Why Is Gold a Solution for Today?

In today’s post, I will explain to you the ten-year treasury note and real interest rates. What is their role in the gold investment thesis, and ultimately, why does gold protect you against inflation?

What is the ten-year treasury note?

Imagine that you are a risk-averse person when it comes to your money. You don’t like a risk at all, but at the same time, you would like to receive interest in your savings. In the financial world, the ten-year treasury note would meet your requirements, it is considered risk-free. You lend money to the US government in exchange for an interest, and at the end of the decade, they will give you your money back. Uncle Sam is like the Lannister family; they always pay their debts.

However, to decide if this is a good deal or not, you have to compare the interest of the ten-year against the rate of inflation, which reflects the devaluation of the currency.

What are Real interest rates?

That is the difference between the ten-year interest and the rate of inflation (TN – CPI). If your currency devalues at 2%, but the risk-free ten-year interest gives you back 3%, you are coming ahead with 1% each year. This is the value of real interest rates, and it could be a better deal than leaving the money in the bank.

In a healthy economy, real interest rates are positive (TN > CPI).

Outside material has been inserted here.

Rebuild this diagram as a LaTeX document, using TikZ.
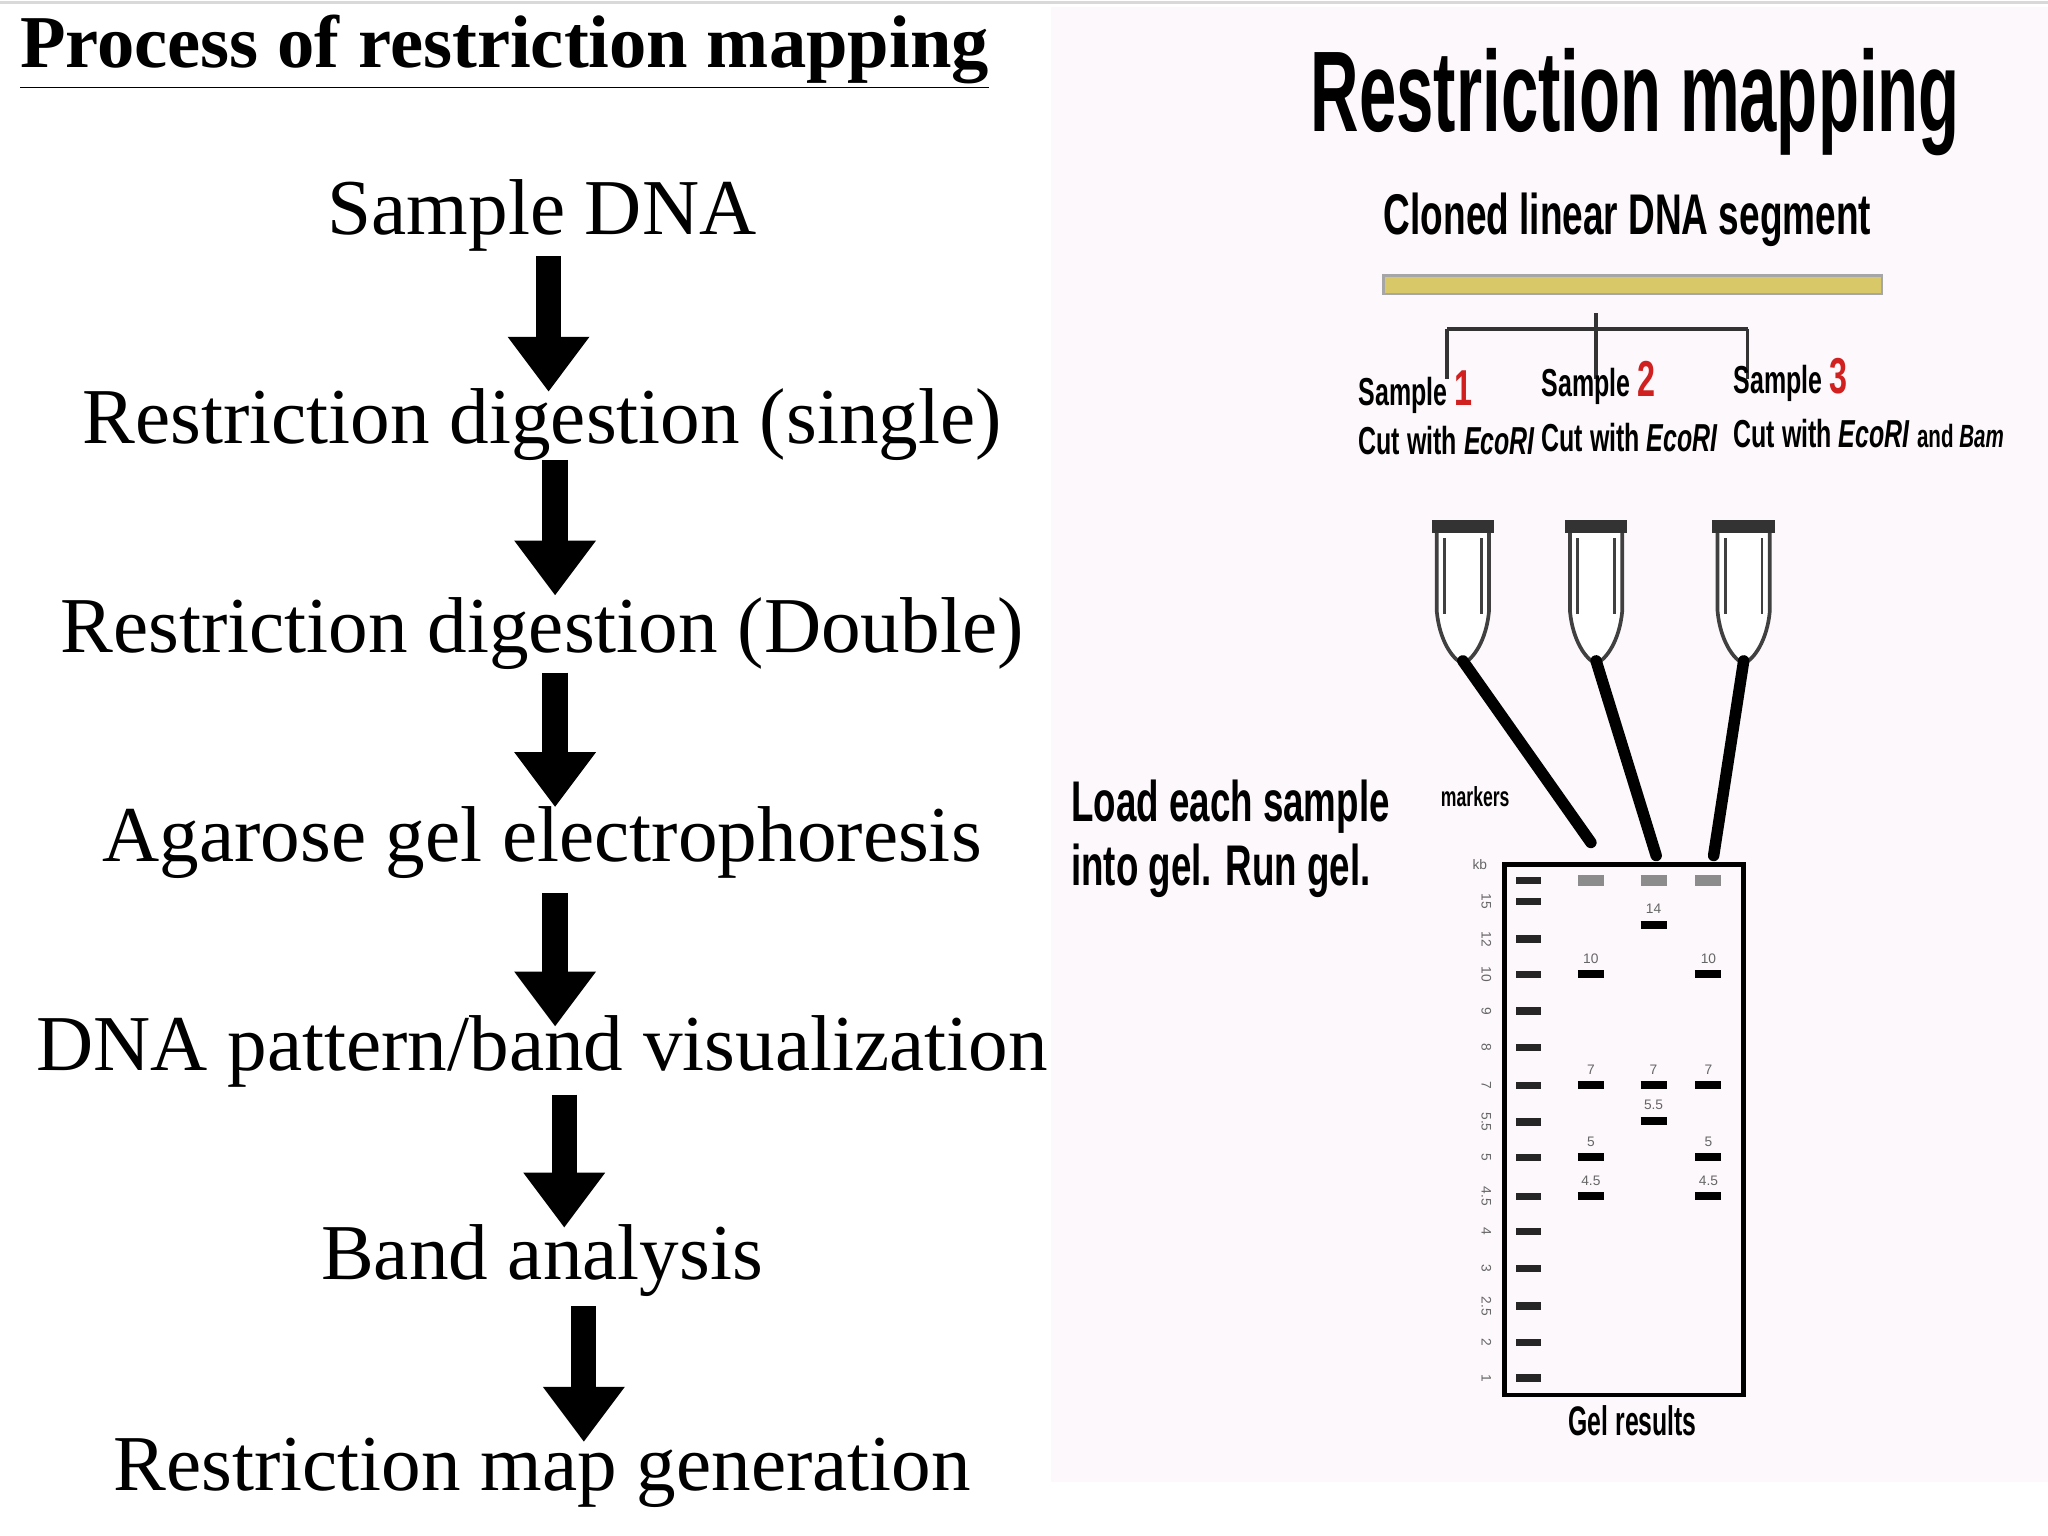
\documentclass[tikz,border=0pt]{standalone}
\usepackage{fontspec}
\setmainfont{Liberation Serif}
\newfontfamily\hsans{Liberation Sans}
\usetikzlibrary{arrows.meta}
\definecolor{pinkbg}{HTML}{FCF8FB}
\definecolor{dnay}{HTML}{D8C868}
\definecolor{redn}{HTML}{D02020}
\tikzset{
  stepnode/.style={font=\fontsize{34.5}{38}\selectfont, anchor=center, inner sep=0},
  bigarrow/.style={-{Triangle[width=34pt,length=24pt]}, line width=11pt, black},
  rlab/.style={font=\hsans\bfseries, anchor=west, inner sep=0, xscale=0.64},
  tube/.style={draw=black!75, line width=1.6pt, fill=white},
  mband/.style={line width=3.2pt, black!85},
  lband/.style={line width=3.5pt, black},
  tinyl/.style={font=\hsans\fontsize{6}{6}\selectfont, inner sep=0, black!60},
  loadline/.style={line width=5pt, black, line cap=round}
}
\begin{document}
\begin{tikzpicture}[x=0.02cm,y=-0.02cm]
\useasboundingbox (0,0) rectangle (1568,1176);
\fill[white] (0,0) rectangle (1568,1176);
\fill[pinkbg] (805,5) rectangle (1568,1135);
\draw[black!15, line width=1pt] (0,2) -- (1568,2);
% ---------- left flow ----------
\node[anchor=west, inner sep=0, font=\fontsize{32.5}{36}\selectfont\bfseries] (title) at (15,40) {\underline{Process of restriction mapping}};
\node[stepnode] (s1) at (415,165) {Sample DNA};
\node[stepnode] (s2) at (415,325) {Restriction digestion (single)};
\node[stepnode] (s3) at (415,485) {Restriction digestion (Double)};
\node[stepnode] (s4) at (415,645) {Agarose gel electrophoresis};
\node[stepnode] (s5) at (415,805) {DNA pattern/band visualization};
\node[stepnode] (s6) at (415,965) {Band analysis};
\node[stepnode] (s7) at (415,1128) {Restriction map generation};
\coordinate (a1s) at (420,196); \coordinate (a1e) at (420,300);
\coordinate (a2s) at (425,352); \coordinate (a2e) at (425,456);
\coordinate (a3s) at (425,515); \coordinate (a3e) at (425,618);
\coordinate (a4s) at (425,684); \coordinate (a4e) at (425,786);
\coordinate (a5s) at (432,838); \coordinate (a5e) at (432,940);
\coordinate (a6s) at (447,1000); \coordinate (a6e) at (447,1104);
\foreach \i in {1,...,6} {\draw[bigarrow] (a\i s) -- (a\i e);}
% ---------- right figure ----------
\node[font=\hsans\bfseries\fontsize{50}{52}\selectfont, xscale=0.585, inner sep=0] (rt) at (1252,78) {Restriction mapping};
\node[font=\hsans\bfseries\fontsize{25}{26}\selectfont, xscale=0.645, inner sep=0] (cl) at (1246,168) {Cloned linear DNA segment};
\fill[black!35] (1058,210) rectangle (1442,226);
\fill[dnay] (1060,212) rectangle (1440,224);
\draw[black!80, line width=1.5pt] (1108,252) -- (1338,252);
\draw[black!80, line width=1.5pt] (1108,252) -- (1108,290);
\draw[black!80, line width=1.5pt] (1222,240) -- (1222,290);
\draw[black!80, line width=1.5pt] (1338,252) -- (1338,290);
\node[rlab, font=\hsans\bfseries\fontsize{17}{18}\selectfont] (sa1) at (1040,300) {Sample \textcolor{redn}{\fontsize{22}{22}\selectfont 1}};
\node[rlab, font=\hsans\bfseries\fontsize{17}{18}\selectfont] (ca1) at (1040,337) {Cut with \textit{EcoRI}};
\node[rlab, font=\hsans\bfseries\fontsize{17}{18}\selectfont] (sa2) at (1180,293) {Sample \textcolor{redn}{\fontsize{22}{22}\selectfont 2}};
\node[rlab, font=\hsans\bfseries\fontsize{17}{18}\selectfont] (ca2) at (1180,335) {Cut with \textit{EcoRI}};
\node[rlab, font=\hsans\bfseries\fontsize{17}{18}\selectfont] (sa3) at (1327,291) {Sample \textcolor{redn}{\fontsize{22}{22}\selectfont 3}};
\node[rlab, font=\hsans\bfseries\fontsize{17}{18}\selectfont] (ca3) at (1327,332) {Cut with \textit{EcoRI} {\fontsize{14}{14}\selectfont and \textit{Bam}}};
% tubes
\foreach \n/\x in {1/1120,2/1222,3/1335} {
  \draw[tube] (\x-20,408) -- (\x-20,468) .. controls (\x-18,490) and (\x-8,505) .. (\x,508) .. controls (\x+8,505) and (\x+18,490) .. (\x+20,468) -- (\x+20,408);
  \draw[black!75, line width=1.2pt] (\x-14,412) -- (\x-14,470);
  \draw[black!75, line width=1.2pt] (\x+14,412) -- (\x+14,470);
  \fill[black!80] (\x-24,398) rectangle (\x+24,408);
  \coordinate (tb\n) at (\x,506);
}
\node[rlab, font=\hsans\bfseries\fontsize{25}{28}\selectfont, align=left] (load) at (820,642) {Load each sample\\into gel. Run gel.};
\node[rlab, font=\hsans\bfseries\fontsize{12}{12}\selectfont] (mk) at (1103,610) {markers};
% gel
\draw[black, line width=2pt] (1152,662) rectangle (1335,1068);
\coordinate (w1) at (1218,645); \coordinate (w2) at (1268,655); \coordinate (w3) at (1312,655);
\draw[loadline] (tb1) -- (w1);
\draw[loadline] (tb2) -- (w2);
\draw[loadline] (tb3) -- (w3);
\node[tinyl] (kb) at (1133,662) {kb};
\foreach \y/\l in {674/,690/15,719/12,746/10,774/9,802/8,831/7,859/5.5,886/5,916/4.5,943/4,971/3,1000/2.5,1028/2,1055/1} {
  \draw[mband] (1161,\y) -- (1180,\y);
  \node[tinyl, rotate=-90] at (1138,\y) {\l};
}
\foreach \x in {1218,1266,1308} {\draw[line width=5pt, black!45] (\x-10,674) -- (\x+10,674);}
\foreach \x in {1218,1308} {
  \foreach \y/\l in {746/10,831/7,886/5,916/4.5} {
    \draw[lband] (\x-10,\y) -- (\x+10,\y);
    \node[tinyl] at (\x,\y-12) {\l};
  }
}
\foreach \y/\l in {708/14,831/7,858/5.5} {
  \draw[lband] (1256,\y) -- (1276,\y);
  \node[tinyl] at (1266,\y-12) {\l};
}
\node[font=\hsans\bfseries\fontsize{18}{18}\selectfont, xscale=0.6, inner sep=0] (gr) at (1250,1088) {Gel results};
\end{tikzpicture}
\end{document}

That is the way that the system rewards savers over spenders. Saving is the fundament of a capitalist system. Without saving, our modern economies would collapse.

But sometimes, real interest might become negative (TN < CPI). In this scenario, savers are giving money to the US government and losing money in the process. This is a sign of an unhealthy economy, you lend money to the government, and your money devaluates faster than the interest that money is giving you back.

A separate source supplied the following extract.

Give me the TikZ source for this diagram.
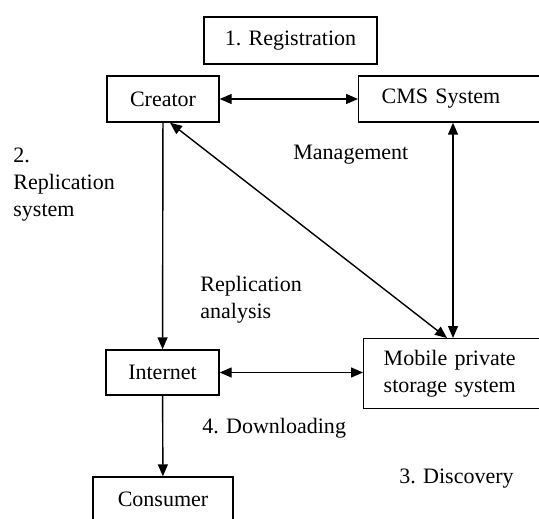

This is the current situation in the world. Inflation (CPI) is much higher than the ten-year interest (TN), and people are encouraged to spend rather than to save. The more you save, the more money you leave behind due to inflation. But What about those that still want to save after all? They can invest in gold and gold equities. 

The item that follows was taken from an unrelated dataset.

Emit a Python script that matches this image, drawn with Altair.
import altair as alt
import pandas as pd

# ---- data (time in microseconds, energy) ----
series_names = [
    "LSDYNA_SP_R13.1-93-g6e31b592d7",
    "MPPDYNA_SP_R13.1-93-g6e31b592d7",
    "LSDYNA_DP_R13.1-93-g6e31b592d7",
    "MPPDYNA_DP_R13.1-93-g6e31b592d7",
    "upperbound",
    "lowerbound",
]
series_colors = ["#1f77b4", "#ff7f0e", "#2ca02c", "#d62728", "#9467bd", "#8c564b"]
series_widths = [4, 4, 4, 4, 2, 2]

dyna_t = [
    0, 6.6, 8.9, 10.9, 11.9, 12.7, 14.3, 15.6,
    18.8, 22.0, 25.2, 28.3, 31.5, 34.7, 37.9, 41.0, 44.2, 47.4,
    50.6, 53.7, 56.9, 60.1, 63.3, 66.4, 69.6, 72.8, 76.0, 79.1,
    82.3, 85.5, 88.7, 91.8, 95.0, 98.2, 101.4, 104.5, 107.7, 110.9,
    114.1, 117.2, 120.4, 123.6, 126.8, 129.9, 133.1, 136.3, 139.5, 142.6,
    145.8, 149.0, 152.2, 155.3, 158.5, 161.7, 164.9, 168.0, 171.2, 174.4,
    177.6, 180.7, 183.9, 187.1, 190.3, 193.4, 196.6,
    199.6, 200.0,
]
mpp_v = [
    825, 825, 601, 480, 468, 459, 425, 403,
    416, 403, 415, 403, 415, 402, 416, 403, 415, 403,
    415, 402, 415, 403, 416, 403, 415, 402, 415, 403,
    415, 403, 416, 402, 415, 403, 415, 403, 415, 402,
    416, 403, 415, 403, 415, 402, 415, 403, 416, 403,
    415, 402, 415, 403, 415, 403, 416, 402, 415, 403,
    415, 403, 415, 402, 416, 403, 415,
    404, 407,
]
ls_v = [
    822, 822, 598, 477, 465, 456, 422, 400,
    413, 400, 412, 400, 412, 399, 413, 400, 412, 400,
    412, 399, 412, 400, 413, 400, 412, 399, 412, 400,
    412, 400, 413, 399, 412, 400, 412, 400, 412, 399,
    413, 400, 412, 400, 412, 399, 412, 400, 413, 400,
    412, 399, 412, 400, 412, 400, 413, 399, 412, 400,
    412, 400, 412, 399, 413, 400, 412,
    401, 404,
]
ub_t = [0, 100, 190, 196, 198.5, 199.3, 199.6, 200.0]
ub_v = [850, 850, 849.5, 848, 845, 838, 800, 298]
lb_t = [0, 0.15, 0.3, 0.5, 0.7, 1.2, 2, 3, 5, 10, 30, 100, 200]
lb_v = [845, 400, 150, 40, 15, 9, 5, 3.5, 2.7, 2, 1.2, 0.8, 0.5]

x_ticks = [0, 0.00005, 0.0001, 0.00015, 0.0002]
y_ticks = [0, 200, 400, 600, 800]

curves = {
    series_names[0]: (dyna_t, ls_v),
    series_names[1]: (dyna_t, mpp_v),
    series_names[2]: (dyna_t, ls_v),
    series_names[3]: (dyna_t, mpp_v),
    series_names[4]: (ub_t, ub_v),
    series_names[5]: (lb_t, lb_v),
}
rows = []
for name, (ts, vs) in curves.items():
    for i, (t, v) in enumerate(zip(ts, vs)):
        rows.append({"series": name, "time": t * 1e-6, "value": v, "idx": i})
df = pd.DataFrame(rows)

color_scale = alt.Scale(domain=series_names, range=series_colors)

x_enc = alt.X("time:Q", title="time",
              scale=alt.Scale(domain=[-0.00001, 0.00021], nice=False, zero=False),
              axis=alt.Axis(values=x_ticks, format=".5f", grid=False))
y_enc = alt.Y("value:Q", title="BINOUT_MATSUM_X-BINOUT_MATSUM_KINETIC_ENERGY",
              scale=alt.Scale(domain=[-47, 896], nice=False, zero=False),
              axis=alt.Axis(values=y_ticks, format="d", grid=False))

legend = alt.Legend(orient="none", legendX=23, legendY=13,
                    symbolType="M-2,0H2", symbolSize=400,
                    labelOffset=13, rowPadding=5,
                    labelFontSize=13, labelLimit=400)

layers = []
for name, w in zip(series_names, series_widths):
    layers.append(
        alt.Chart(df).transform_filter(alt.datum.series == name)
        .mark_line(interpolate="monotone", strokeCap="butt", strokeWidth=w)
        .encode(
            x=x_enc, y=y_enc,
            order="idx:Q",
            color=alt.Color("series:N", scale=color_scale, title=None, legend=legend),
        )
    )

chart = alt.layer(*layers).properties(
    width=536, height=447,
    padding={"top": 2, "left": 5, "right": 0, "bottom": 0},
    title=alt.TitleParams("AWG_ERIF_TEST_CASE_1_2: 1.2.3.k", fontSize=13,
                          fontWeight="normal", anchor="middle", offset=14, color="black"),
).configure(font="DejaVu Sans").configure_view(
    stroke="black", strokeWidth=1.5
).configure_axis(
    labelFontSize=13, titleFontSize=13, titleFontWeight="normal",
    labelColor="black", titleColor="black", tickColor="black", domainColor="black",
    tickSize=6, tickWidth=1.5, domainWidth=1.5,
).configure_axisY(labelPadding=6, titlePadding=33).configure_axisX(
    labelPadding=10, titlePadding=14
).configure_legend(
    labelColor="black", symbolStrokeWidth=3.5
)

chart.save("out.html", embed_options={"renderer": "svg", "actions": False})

Why does gold protect against inflation?

For thousands of years, gold has been used as a form of money, from before the Roman empire until nowadays. Gold is associated with something valuable, a fact that even reflects in some languages. In Czech, for example, the word darling derives from the word gold.

Gold has two cool characteristics. First, it is scarce; there is not so much gold around, which makes it valuable. And it is also so chemically stable that it is barely indestructible. All the gold mined through history is still with us. Like that Nokia 3210 that you could throw off the window and still play snake afterwards. Because of the scarcity and indestructibility, the gold supply cannot be inflated quickly, therefore keeping its value stable. Notice here that I said value and not price.

The opposite happens with currency. To print new money is very easy. Governments print money when they need to, which depreciates the currency value. It is like adding water to a wine barrel. You don’t have more wine; you just have a less valuable one. Gold, however, stores that value for you.

Below you can see when the Real interest rates (blue line) cross to negative ground, Gold (orange line) raises in price.

Real Interest Rates (blue) vs Gold (orange) in 70s
Real Interest Rates (blue) vs Gold (orange) in 2000s

Today’s economic landscape.

As a reaction to Covid, all countries around the world have sent their debt over the roof. The US currently has a 133% debt to GDP. As a consequence, inflation is going over the roof too. The way to tackle this would be to raise interest rates above the inflation rate. But if they would do so, the cost of paying their debt would skyrocket. The interest of their bond would rise, and they would end up bankrupt.

The opposite situation would be to let inflation run freely or raise interest rates a little bit to save face. Leaving Real interest rates in negative territory. This would be good for gold, as we explained.

So, in the end, we should consider what is more probable: the US government raising rates above the inflation rate, crashing their economy, and filing for bankruptcy. Or the US raising rates a bit, and sticking with high inflation.

In conclusion, in today’s world, the problem with inflation cannot be solved, and eventually, that will force the market to turn into gold and gold equities. This is why part of my public stock portfolio is allocated to Gold mining stocks. If I believe the price of gold is going to rise, I believe too that the price of mining stock will rise as well, giving me back a return that at least, will make up for inflation.

This is not investment advice but an idea that can get you started on your own research. And in the end, if this resonates with you, take action. You can listen to the following channels and investors on Youtube: Rick Rule, Lobo Tigre, Alasdair Macleod, Resources talks, Palisades gold Radio, and ABC bullion.